Deep Dive: How the Court Reached Its Decision
Court's Interpretation of the Bond Language
The court closely examined the language of the depository bonds executed by the surety companies, which stipulated that the bank must "safely keep, account for and pay over upon demand by proper authority, all money that may come into its hands by virtue of its acting as said depository." This language was interpreted broadly to ensure that the bonds provided security for all funds deposited with the bank after it was designated as a depository, regardless of when the bonds were executed. The court noted that the comprehensive nature of the obligations imposed on the bank indicated an intention to protect public funds effectively. It concluded that the bonds were not merely prospective but could encompass past deposits made prior to their execution, thus reinforcing the surety companies' liability for the bank's failure to return those funds.
Retrospective Effect of the Bonds
The court determined that the bonds had a retrospective effect regarding the deposits made before their acceptance. It found that, although the bonds were executed after the deposits, they still served to secure those funds because the bank was designated as a depository and had accepted deposits prior to the bond's execution. The presence of previous bonds that secured these deposits further supported the idea that the new bonds were intended to cover all existing liabilities. The resolution passed by the Board of Bond Trustees on October 2, 1923, which accepted the new bonds, did not explicitly negate the existing liabilities of the surety companies, nor did it provide notice that the new bonds were intended to substitute for previous bonds in a way that limited liability for earlier deposits.
Intent of the Parties
The court evaluated the intent of the parties involved in the execution and acceptance of the bonds. It considered that the Board of Bond Trustees had a clear responsibility to protect public funds and had required the surety bonds to ensure that the bank would fulfill its obligations. The language of the bonds was indicative of a commitment to safeguard these funds, reflecting an understanding that the surety companies were to be held accountable for any defaults by the bank. The court emphasized that if the surety companies had desired to limit their liability specifically to future deposits, they should have included explicit language within the bonds to that effect, which they did not.

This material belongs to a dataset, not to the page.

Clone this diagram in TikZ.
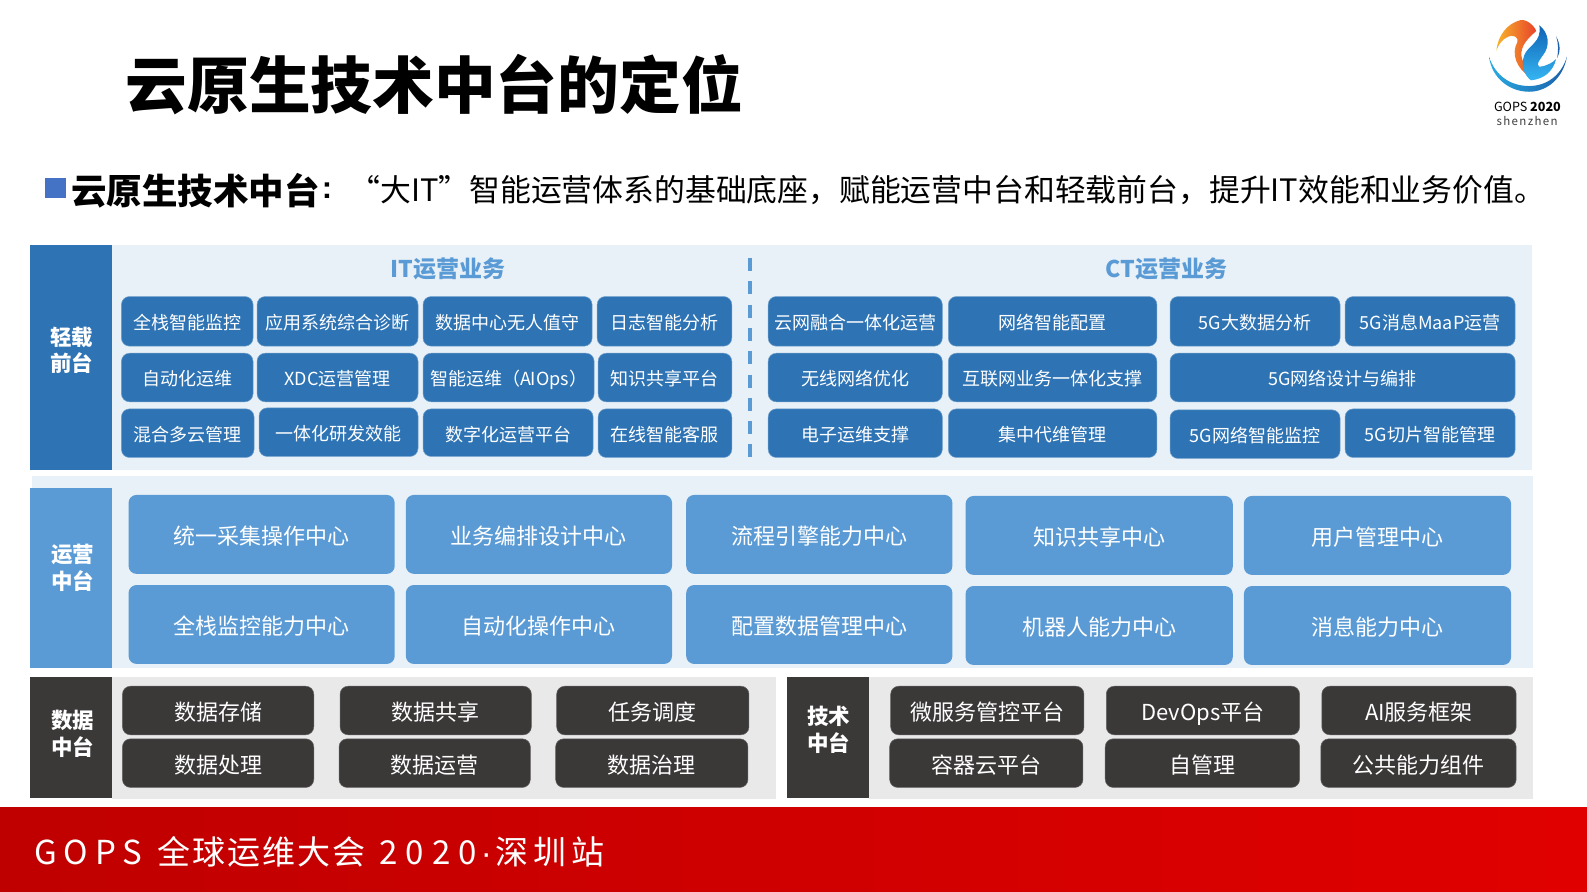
\documentclass[tikz,border=0pt]{standalone}
\usepackage{fontspec}
\setmainfont{Noto Sans CJK SC}
\newfontfamily\dotfont{Liberation Sans}
\usetikzlibrary{calc}
\definecolor{deepblue}{HTML}{2E74B5}
\definecolor{midblue}{HTML}{5B9BD5}
\definecolor{panelblue}{HTML}{E9F1F8}
\definecolor{panelgray}{HTML}{E9E9E9}
\definecolor{darkbox}{HTML}{3B3838}
\definecolor{bulletblue}{HTML}{4472C4}
\definecolor{logoA}{HTML}{29ABE2}
\definecolor{logoB}{HTML}{1B5FAA}
\definecolor{logoC}{HTML}{F7B32B}
\definecolor{logoD}{HTML}{E8432A}
\definecolor{logoE}{HTML}{0F63B5}
\definecolor{logoF}{HTML}{35B5F2}
\newcommand{\fsz}[1]{\fontsize{#1}{#1}\selectfont}
\newcommand{\bx}[7]{%
  \pgfmathsetmacro{\bw}{(#4-#2)*1.01212}%
  \pgfmathsetmacro{\bh}{(#5-#3)*1.01212}%
  \node[#6,minimum width=\bw pt,minimum height=\bh pt] (#1) at ({(#2+#4)/2},{(#3+#5)/2}) {\raisebox{\dimexpr-0.38em-1.5pt}[0pt][0pt]{#7}};}
\tikzset{
  boxbase/.style={inner sep=0pt,outer sep=0pt,align=center,text=white},
  itbox/.style={boxbase,fill=deepblue,draw=deepblue!70!white,line width=.5pt,rounded corners=8pt,font=\fsz{18}},
  opsbox/.style={boxbase,fill=midblue,rounded corners=8pt,font=\fsz{22}},
  darkitem/.style={boxbase,fill=darkbox,draw=darkbox!80!white,line width=.5pt,rounded corners=8pt,font=\fsz{22}},
  sidebar/.style={inner sep=0pt,outer sep=0pt},
  sidetext/.style={inner sep=0pt,align=center,text=white,font=\bfseries\fsz{21.5}},
  panel/.style={inner sep=0pt,outer sep=0pt},
  sechead/.style={inner sep=0pt,text=midblue,font=\bfseries\fsz{23}},
}
\begin{document}
\begin{tikzpicture}[x=1.01212pt,y=-1.01212pt]
\useasboundingbox (0,0) rectangle (1568,881.3);
\fill[white] (0,0) rectangle (1568,881.3);
% title
\node[inner sep=0pt,anchor=west,font=\bfseries\fsz{61.7},text=black] (title) at (124,84) {云原生技术中台的定位};
\bx{bullet}{44}{176}{65}{196}{panel,fill=bulletblue}{}
\node[inner sep=0pt,anchor=west,font=\bfseries\fsz{35.5}] (subh) at (70,188) {云原生技术中台};
\node[inner sep=0pt,font=\dotfont\bfseries\fsz{31}] (subc) at (323,188) {:};
\node[inner sep=0pt,anchor=west,font=\fsz{30.83}] (subt) at (345,188) {“大IT”智能运营体系的基础底座，赋能运营中台和轻载前台，提升IT效能和业务价值。};
% front
\bx{fp}{111}{242}{1514}{464}{panel,fill=panelblue}{}
\bx{fs}{30}{242}{111}{464}{sidebar,fill=deepblue}{}
\node[sidetext] (fst) at (71,346) {轻载\\[5pt]前台};
\node[sechead] (ith) at (442.5,266) {IT运营业务};
\node[sechead] (cth) at (1152.5,266) {CT运营业务};
\coordinate (dashtop) at (741,255);
\coordinate (dashbot) at (741,452);
\draw[midblue,line width=3.2pt,dash pattern=on 13pt off 10.3pt] (dashtop) -- (dashbot);
\bx{a1}{120}{293}{250}{342}{itbox}{全栈智能监控}
\bx{a2}{254}{293}{413}{342}{itbox}{应用系统综合诊断}
\bx{a3}{418}{293}{585}{342}{itbox}{数据中心无人值守}
\bx{a4}{590}{293}{723}{342}{itbox}{日志智能分析}
\bx{b1}{120}{349}{250}{397}{itbox}{自动化运维}
\bx{b2}{254}{349}{413}{397}{itbox}{XDC运营管理}
\bx{b3}{418}{349}{587}{397}{itbox}{智能运维（AIOps）}
\bx{b4}{591}{349}{723}{397}{itbox}{知识共享平台}
\bx{c1}{120}{404}{251}{452}{itbox}{混合多云管理}
\bx{c2}{256}{403}{413}{451}{itbox}{一体化研发效能}
\bx{c3}{418}{404}{586}{451}{itbox}{数字化运营平台}
\bx{c4}{591}{404}{723}{452}{itbox}{在线智能客服}
\bx{d1}{759}{293}{931}{342}{itbox}{云网融合一体化运营}
\bx{d2}{937}{293}{1143}{342}{itbox}{网络智能配置}
\bx{d3}{1156}{293}{1324}{342}{itbox}{5G大数据分析}
\bx{d4}{1329}{293}{1497}{342}{itbox}{5G消息MaaP运营}
\bx{e1}{759}{349}{931}{397}{itbox}{无线网络优化}
\bx{e2}{937}{349}{1143}{397}{itbox}{互联网业务一体化支撑}
\bx{e3}{1156}{349}{1497}{397}{itbox}{5G网络设计与编排}
\bx{f1}{759}{404}{931}{452}{itbox}{电子运维支撑}
\bx{f2}{937}{404}{1143}{452}{itbox}{集中代维管理}
\bx{f3}{1156}{405}{1324}{453}{itbox}{5G网络智能监控}
\bx{f4}{1329}{404}{1497}{452}{itbox}{5G切片智能管理}
% ops
\bx{op}{32}{470}{1515}{660}{panel,fill=panelblue}{}
\bx{os}{30}{482}{111}{660}{sidebar,fill=midblue}{}
\node[sidetext] (ost) at (72,561) {运营\\[5pt]中台};
\bx{g1}{127}{489}{390}{567}{opsbox}{统一采集操作中心}
\bx{g2}{401}{489}{664}{567}{opsbox}{业务编排设计中心}
\bx{g3}{678}{489}{941}{567}{opsbox}{流程引擎能力中心}
\bx{g4}{954}{490}{1218}{568}{opsbox}{知识共享中心}
\bx{g5}{1229}{490}{1493}{568}{opsbox}{用户管理中心}
\bx{h1}{127}{578}{390}{656}{opsbox}{全栈监控能力中心}
\bx{h2}{401}{578}{664}{656}{opsbox}{自动化操作中心}
\bx{h3}{678}{578}{941}{656}{opsbox}{配置数据管理中心}
\bx{h4}{954}{579}{1218}{657}{opsbox}{机器人能力中心}
\bx{h5}{1229}{579}{1493}{657}{opsbox}{消息能力中心}
% data
\bx{dp}{111}{669}{767}{789}{panel,fill=panelgray}{}
\bx{ds}{30}{669}{111}{788}{sidebar,fill=darkbox}{}
\node[sidetext] (dst) at (72,725) {数据\\[5pt]中台};
\bx{i1}{121}{678}{310}{726}{darkitem}{数据存储}
\bx{i2}{336}{678}{525}{726}{darkitem}{数据共享}
\bx{i3}{550}{678}{740}{726}{darkitem}{任务调度}
\bx{j1}{121}{730}{310}{778}{darkitem}{数据处理}
\bx{j2}{335}{730}{524}{778}{darkitem}{数据运营}
\bx{j3}{549}{730}{739}{778}{darkitem}{数据治理}
% tech
\bx{tp}{859}{669}{1515}{789}{panel,fill=panelgray}{}
\bx{ts}{778}{669}{859}{788}{sidebar,fill=darkbox}{}
\node[sidetext] (tst) at (819,721) {技术\\[5pt]中台};
\bx{k1}{880}{678}{1071}{726}{darkitem}{微服务管控平台}
\bx{k2}{1093}{678}{1284}{726}{darkitem}{DevOps平台}
\bx{k3}{1306}{678}{1498}{726}{darkitem}{AI服务框架}
\bx{l1}{879}{730}{1070}{778}{darkitem}{容器云平台}
\bx{l2}{1092}{730}{1284}{778}{darkitem}{自管理}
\bx{l3}{1305}{730}{1498}{778}{darkitem}{公共能力组件}
% footer
\shade[left color=red!75!black,right color=red!88!black] (0,798) rectangle (1568,881.3);
\node[inner sep=0pt,anchor=west,text=white,font=\fsz{33}] (foot) at (34,842) {{\addfontfeatures{LetterSpace=20}GOPS}\hspace{16pt}{\addfontfeatures{LetterSpace=5.8}全球运维大会}\hspace{14pt}{\addfontfeatures{LetterSpace=24.5}2020}\hspace{4pt}{\dotfont ·}\hspace{4pt}{\addfontfeatures{LetterSpace=14}深圳站}};
% logo
\begin{scope}[shift={(1442.5,0)},x=0.33737pt,y=-0.33737pt]
\shade[left color=logoA,right color=logoB]
  (86,168) .. controls (95,235) and (150,272) .. (205,272)
  .. controls (255,272) and (305,235) .. (317,168)
  .. controls (300,225) and (255,255) .. (205,255)
  .. controls (150,255) and (105,225) .. (86,168) -- cycle;
\shade[left color=logoC,right color=logoD]
  (108,150) .. controls (112,105) and (140,70) .. (178,60)
  .. controls (195,55) and (220,75) .. (226,92)
  .. controls (200,115) and (180,135) .. (182,165)
  .. controls (185,190) and (205,205) .. (205,225)
  .. controls (170,205) and (150,160) .. (170,125)
  .. controls (175,112) and (160,100) .. (140,110)
  .. controls (125,118) and (115,130) .. (108,150) -- cycle;
\shade[top color=logoE,bottom color=logoF]
  (235,75) .. controls (262,95) and (270,135) .. (245,165)
  .. controls (235,180) and (225,190) .. (235,198)
  .. controls (260,195) and (275,185) .. (285,175)
  .. controls (275,215) and (245,235) .. (210,238)
  .. controls (190,222) and (180,195) .. (190,165)
  .. controls (200,135) and (245,125) .. (235,75) -- cycle;
\fill[logoB]
  (285,108) .. controls (298,130) and (298,155) .. (288,172)
  .. controls (292,150) and (292,130) .. (285,108) -- cycle;
\node[inner sep=0pt,font=\fsz{12.6},text=black] (lg1) at (200,316) {GOPS \textbf{2020}};
\node[inner sep=0pt,font=\fsz{11.5},text=black!75] (lg2) at (199,358) {\addfontfeatures{LetterSpace=12}shenzhen};
\end{scope}
\end{tikzpicture}
\end{document}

Application of Legal Principles
The court applied established legal principles regarding the interpretation of surety bonds, noting that ambiguities should be resolved in favor of the obligee when the bond language was drawn by the surety. It referenced prior cases that established the precedent that bonds must be construed to provide the intended security for public funds. The court reiterated that, unless expressly limited, the obligations of the surety would generally extend to cover deposits made even before the bonds were executed. The principle that a bond covers money already on deposit at the time it becomes effective was pivotal in the court's reasoning, leading to the conclusion that the surety companies remained liable for the Board's deposits in the bank.
Conclusion on Liability
Ultimately, the court concluded that the surety companies were liable under the depository bonds for the funds deposited prior to the execution and acceptance of the bonds. The court ruled that the bonds encompassed obligations for all funds received during their term of effectiveness, which included deposits made before their acceptance. This decision highlighted the importance of the language used in the bonds and the responsibilities of the surety companies in protecting public funds. The court reversed the lower court's ruling that had favored the surety companies and remanded the case for further proceedings consistent with its interpretation of the bonds and the law.